Karena itulah, Beng kemudian menyoroti ‘sumber inspirasi’ agar pesan dapat tersampaikan kepada publik. Menurutnya, untuk mendapatkan ide membuat kartun tidak perlu muluk-muluk. Apalagi bagi pemula.
“Membuat kartun itu harus dari hal-hal yang dekat dengan kita. Setelah kita bisa berpikir dari hal-hal yang sederhana, barulah kita bisa memikirkan hal-hal yang lebih besar,” ujar Beng dalam diskusi daring bertajuk KELAKARtun: Kenalan dengan Kartun, Sabtu (5/9).
Ia menjelaskan, “Kita perlu mengenali dulu diri kita, lingkungan kita hidup, kebiasaan kita sehari-hari, interaksi kita dengan orang lain, dan sebagainya.”
Mitos lain yang coba diruntuhkan adalah asumsi tentang karya dengan goresan ‘buruk rupa’. Ia menekankan, gambar yang kerap dianggap ‘jelek’ itu justru gambar yang bagus.
“Kartunis itu waktu gambar kartun dia juga sering merasa gambarnya jelek. Tapi karena ini pekerjaan, waktunya dikumpulin, akhirnya dikumpulin saja. Eh, ternyata bagus kata orang,” Beng berkelakar.
Komikartunis sekaligus dosen di Institut Kesenian Jakarta tersebut mengakui, menggambar itu memang ada tekniknya. Salah satunya, pamer karya.
Ia pun menyarankan kartunis, terutama pemula, untuk percaya diri memperlihatkan gambar kepada orang lain demi apresiasi. Juga kritik dan saran. “Intinya, jelek atau bagus, itu perkara rasa saja. Itu seharusnya tidak menjadi alasan bagi kita untuk tidak belajar menggambar, terangnya.
Kekuatan Pesan
Sependapat, Thomdean menambahkan, faktor ‘bagus’ bukan yang nomor satu dalam menggambar kartun. “Yang penting dalam bikin kartun itu, kita mau ngomong apa, bukan mau gambar apa,” jelas kartunis editorial.
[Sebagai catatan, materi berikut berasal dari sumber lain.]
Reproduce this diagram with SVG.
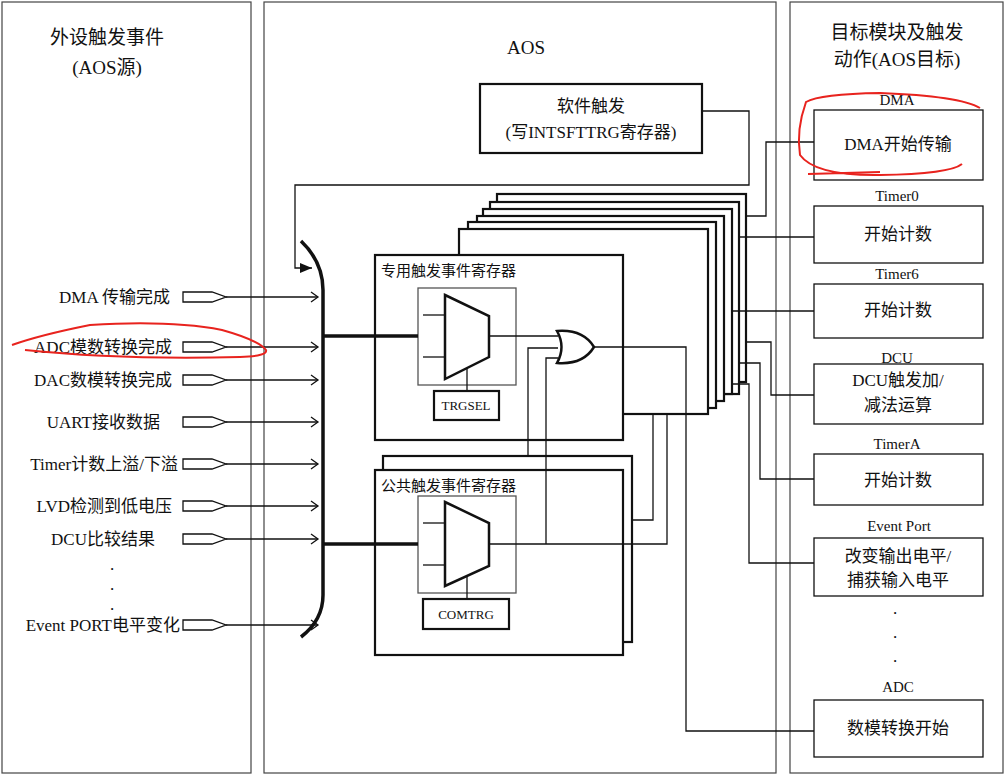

Dalam diskusi daring tersebut, Beng dan Thomdean menggelar games sederhana. Peserta diskusi diminta menggambar wajah mereka dalam lima goresan saja tanpa melihat cermin atau mencontek foto diri.
Keduanya menegaskan, kemampuan mentransformasikan karakter diri ke gambar yang sangat sederhana ini adalah skill yang penting dimiliki kartunis, baik pemula maupun profesional. Alhasil, gambar tidak penting bagus. Terpenting esensinya.
Latihan menggambar diri ini juga bertujuan untuk mengaktivasi otak kanan sebagai alat berimajinasi. Seringkali karena terlalu sering menggunakan otak kiri dalam aktivitas sehari-hari, ketika kita sedang menggambar pun otak kiri terlalu dominan mengambil peran.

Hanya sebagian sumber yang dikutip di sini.